GM, Chrysler bonuses could anger a nation resentful of loans

Ford Motor Co. will pay its hourly U.S. workers about $5,000 each in profit-sharing for 2010. General Motors Co. will pay about $4,000 and Chrysler Group will shell out $750 to each hourly worker, media reports say.

Salaried workers likely will get bonuses of various amounts.

This is good news for Detroit and Michigan. It should be good news for the nation. U.S. automakers are doing well and workers with more money stimulate the economy.

But I worry it won't be well received by the whole nation.

Ford is one of the world's most profitable automakers. It earned net income of $6.56 billion last year. Plus, Ford declined to take government loans at the height of the recession. Ford's profit sharing is a continuation of good news there.

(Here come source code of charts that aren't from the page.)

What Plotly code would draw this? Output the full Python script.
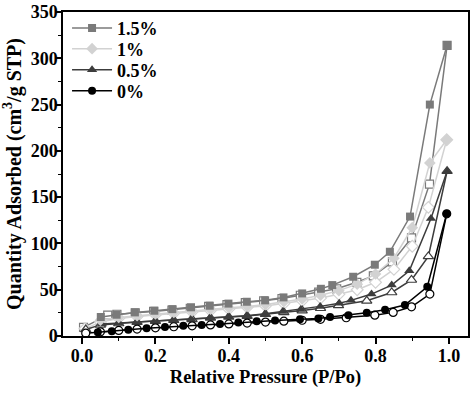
import plotly.graph_objects as go

# ---------- data ----------
labels = ["1.5%", "1%", "0.5%", "0%"]

# 1.5 %
p15_ads = [0.051, 0.094, 0.144, 0.197, 0.246, 0.297, 0.348, 0.399, 0.449, 0.499, 0.549, 0.600, 0.651, 0.682, 0.739, 0.798, 0.839, 0.894, 0.948, 0.995]
q15_ads = [20.5, 23.0, 25.5, 27.3, 29.0, 31.0, 32.7, 35.0, 37.0, 38.5, 41.7, 46.0, 51.0, 55.0, 64.0, 77.0, 91.0, 129.0, 250.0, 314.0]
p15_des = [0.995, 0.947, 0.898, 0.846, 0.794, 0.749, 0.694, 0.645, 0.595, 0.545, 0.495, 0.445, 0.395, 0.345, 0.295, 0.245, 0.195, 0.145, 0.095, 0.070, 0.004]
q15_des = [314.0, 164.0, 106.0, 80.0, 65.0, 58.0, 51.0, 47.5, 44.0, 40.5, 38.0, 36.0, 34.0, 32.0, 30.0, 28.0, 26.5, 25.0, 23.5, 22.5, 9.4]

# 1 %
p1_ads = [0.05, 0.10, 0.15, 0.20, 0.25, 0.30, 0.35, 0.40, 0.45, 0.50, 0.55, 0.60, 0.65, 0.70, 0.75, 0.80, 0.85, 0.90, 0.948, 0.994]
q1_ads = [17.0, 20.0, 22.0, 24.0, 25.5, 27.0, 29.0, 30.5, 32.0, 34.0, 37.0, 40.0, 44.0, 49.0, 56.0, 67.0, 84.0, 117.0, 187.0, 212.0]
p1_des = [0.994, 0.944, 0.90, 0.85, 0.80, 0.75, 0.70, 0.65, 0.60, 0.55, 0.50, 0.45, 0.40, 0.35, 0.30, 0.25, 0.20, 0.15, 0.10, 0.05, 0.008]
q1_des = [212.0, 139.0, 97.0, 72.0, 58.0, 50.0, 45.0, 41.0, 38.0, 35.0, 32.5, 31.0, 29.0, 27.5, 26.0, 24.5, 23.0, 21.0, 19.0, 15.0, 8.0]

# 0.5 %
p05_ads = [0.054, 0.099, 0.149, 0.199, 0.249, 0.297, 0.349, 0.399, 0.449, 0.499, 0.547, 0.596, 0.649, 0.701, 0.733, 0.789, 0.844, 0.892, 0.951, 0.995]
q05_ads = [12.9, 14.0, 15.1, 16.2, 17.6, 18.3, 19.8, 20.9, 21.9, 24.0, 26.5, 28.5, 32.0, 35.5, 38.5, 45.3, 55.0, 70.5, 127.0, 178.0]
p05_des = [0.995, 0.944, 0.898, 0.844, 0.776, 0.699, 0.650, 0.600, 0.550, 0.500, 0.450, 0.400, 0.350, 0.300, 0.250, 0.200, 0.150, 0.100, 0.050, 0.010]
q05_des = [178.0, 86.0, 60.5, 47.0, 38.0, 33.0, 30.0, 27.5, 25.5, 23.5, 21.5, 20.5, 19.5, 18.0, 17.0, 16.0, 15.0, 13.5, 12.0, 7.0]

# 0 %
p0_ads = [0.043, 0.081, 0.126, 0.176, 0.226, 0.276, 0.326, 0.376, 0.426, 0.476, 0.526, 0.594, 0.644, 0.676, 0.726, 0.776, 0.826, 0.880, 0.941, 0.994]
q0_ads = [4.0, 5.0, 6.8, 8.4, 9.8, 11.0, 12.0, 13.0, 14.5, 15.8, 16.8, 18.0, 19.0, 20.5, 22.5, 25.0, 28.4, 33.4, 53.2, 132.0]
p0_des = [0.994, 0.948, 0.898, 0.848, 0.798, 0.720, 0.650, 0.600, 0.550, 0.500, 0.450, 0.400, 0.350, 0.300, 0.250, 0.200, 0.150, 0.100, 0.050, 0.010]
q0_des = [132.0, 45.3, 31.5, 25.5, 22.5, 19.7, 18.0, 17.0, 16.0, 15.0, 14.0, 13.0, 12.0, 11.0, 10.0, 8.8, 7.5, 6.0, 4.5, 3.0]

ads = [(p15_ads, q15_ads), (p1_ads, q1_ads), (p05_ads, q05_ads), (p0_ads, q0_ads)]
des = [(p15_des, q15_des), (p1_des, q1_des), (p05_des, q05_des), (p0_des, q0_des)]

colors = ["#7a7a7a", "#d2d2d2", "#3c3c3c", "#000000"]
symbols = ["square", "diamond", "triangle-up", "circle"]
sizes = [8, 9, 9, 8]

font_family = "Liberation Serif"
legend_names = ["legend2", "legend3", "legend4", "legend5"]
legend_y = [1.007, 0.943, 0.878, 0.813]

fig = go.Figure()

# desorption branches (open markers), drawn first
for i in range(4):
    p, q = des[i]
    fig.add_trace(go.Scatter(
        x=p, y=q, mode="lines+markers", showlegend=False,
        line=dict(color=colors[i], width=1.5),
        marker=dict(symbol=symbols[i], size=sizes[i], color="white",
                    line=dict(color=colors[i], width=1.2)),
    ))

# adsorption branches (filled markers), drawn in reverse so 1.5% is on top
for i in [3, 2, 1, 0]:
    p, q = ads[i]
    fig.add_trace(go.Scatter(
        x=p, y=q, mode="lines+markers", name=labels[i],
        legend=legend_names[i], showlegend=True,
        line=dict(color=colors[i], width=1.5),
        marker=dict(symbol=symbols[i], size=sizes[i], color=colors[i],
                    line=dict(color=colors[i], width=0)),
    ))

leg_common = dict(xanchor="left", yanchor="top", bgcolor="rgba(0,0,0,0)", borderwidth=0,
                  itemwidth=40, visible=True,
                  font=dict(family=font_family, size=18, color="black", weight="bold"))

layout_legends = {}
for name, ly in zip(legend_names, legend_y):
    layout_legends[name] = dict(x=0.01, y=ly, **leg_common)

fig.update_layout(
    width=474, height=397,
    margin=dict(l=63, r=6, t=12, b=61),
    paper_bgcolor="white", plot_bgcolor="white",
    font=dict(family=font_family, color="black"),
    showlegend=True,
    **layout_legends,
    xaxis=dict(
        range=[-0.052, 1.052], tickmode="array",
        tickvals=[0, 0.2, 0.4, 0.6, 0.8, 1.0],
        ticktext=["0.0", "0.2", "0.4", "0.6", "0.8", "1.0"],
        ticks="outside", ticklen=6, tickwidth=1.5, tickcolor="black",
        ticklabelstandoff=-3,
        minor=dict(dtick=0.1, tick0=0, ticks="outside", ticklen=3, tickwidth=1.2, tickcolor="black"),
        showline=True, linecolor="black", linewidth=1.5, mirror=True,
        showgrid=False, zeroline=False, automargin=False,
        tickfont=dict(family=font_family, size=18, color="black", weight="bold"),
        title=dict(text="Relative Pressure (P/Po)", standoff=5,
                   font=dict(family=font_family, size=18.5, color="black", weight="bold")),
    ),
    yaxis=dict(
        range=[0, 350], tickmode="linear", tick0=0, dtick=50,
        ticks="outside", ticklen=5, tickwidth=1.5, tickcolor="black",
        ticklabelstandoff=-5,
        minor=dict(dtick=25, ticks="outside", ticklen=3, tickwidth=1.2, tickcolor="black"),
        showline=True, linecolor="black", linewidth=1.5, mirror=True,
        showgrid=False, zeroline=False, automargin=False,
        tickfont=dict(family=font_family, size=18, color="black", weight="bold"),
        title=dict(text="Quantity Adsorbed (cm<sup>3</sup>/g STP)", standoff=4,
                   font=dict(family=font_family, size=20, color="black", weight="bold")),
    ),
)

fig.write_html("out.html", config={"displayModeBar": False},
               post_script="document.body.style.margin='0px';")
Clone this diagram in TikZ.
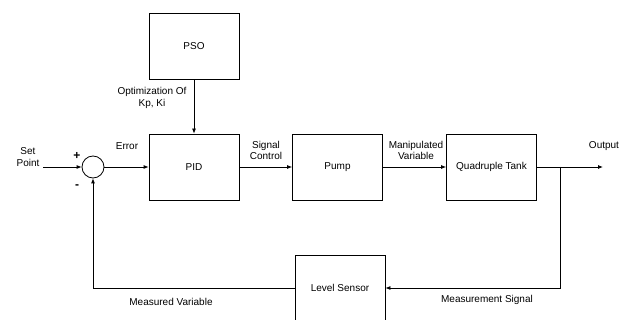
\documentclass[tikz,border=0pt]{standalone}
\usepackage{fontspec}
\setmainfont{Liberation Sans}
\usetikzlibrary{positioning,arrows.meta}

\begin{document}
\begin{tikzpicture}[x=1pt,y=-1pt,font=\fontsize{10}{11.5}\selectfont,
	block/.style={draw,line width=0.8pt,minimum width=90pt,minimum height=66pt,inner sep=0pt},
	sumnode/.style={draw,circle,line width=0.8pt,minimum size=22pt,inner sep=0pt},
	sig/.style={line width=0.8pt,-{Latex[length=5pt,width=4pt]}},
	lbl/.style={align=center,inner sep=0pt}]
	
	\useasboundingbox (0,0) rectangle (626,320);
	\clip (0,0) rectangle (626,320);
	
	% blocks
	\node[block] (pso) at (194,46.5) {PSO};
	\node[block] (pid) at (194,167) {PID};
	\node[block] (pump) at (337.5,167) {Pump};
	\node[block] (tank) at (491.5,167) {Quadruple Tank};
	\node[block] (sensor) at (340,288) {Level Sensor};
	\node[sumnode] (sum) at (93,167) {};
	
	% points
	\coordinate (setp) at (43,167);
	\coordinate (out) at (603,167);
	\coordinate (branch) at (560,167);
	\coordinate (corner) at (93,288);
	
	% signals
	\draw[sig] (setp) -- (sum);
	\draw[sig] (sum) -- (pid);
	\draw[sig] (pso) -- (pid);
	\draw[sig] (pid) -- (pump);
	\draw[sig] (pump) -- (tank);
	\draw[sig] (tank) -- (out);
	\draw[sig] (branch) |- (sensor);
	\draw[sig] (sensor) -- (corner) -- (sum);
	
	% labels
	\node[lbl] (setlbl) at (28,157) {Set\\Point};
	\node[lbl,font=\bfseries\fontsize{12}{12}\selectfont] (plus) at (77,156) {+};
	\node[lbl,font=\bfseries\fontsize{12}{12}\selectfont] (minus) at (77,187) {-};
	\node[lbl] (errlbl) at (127,146) {Error};
	\node[lbl] (optlbl) at (152,98) {Optimization Of\\Kp, Ki};
	\node[lbl] (ctllbl) at (266,150.5) {Signal\\Control};
	\node[lbl] (manlbl) at (416,150.5) {Manipulated\\Variable};
	\node[lbl] (outlbl) at (604,146) {Output};
	\node[lbl] (mvlbl) at (171,302) {Measured Variable};
	\node[lbl] (mslbl) at (487,299.5) {Measurement Signal};
\end{tikzpicture}
\end{document}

But Ford's Detroit counterparts took government loans and filed for federal bankruptcy protection in 2009. Many people resented using tax dollars to keep GM and Chrysler afloat.

So how will the nation react when the Detroit 3 hand out bonuses when taxpayers still own part of the companies? Probably not so well, despite the fact that the automakers are paying the loans back in stages, and with interest.

It's a bold move by GM and Chrysler leaders to pay bonuses.

But the folks at these automakers worked hard to transform losses into profits. While they did it with taxpayers' financial help, they still did the work themselves.

My view: Why shouldn't they be rewarded?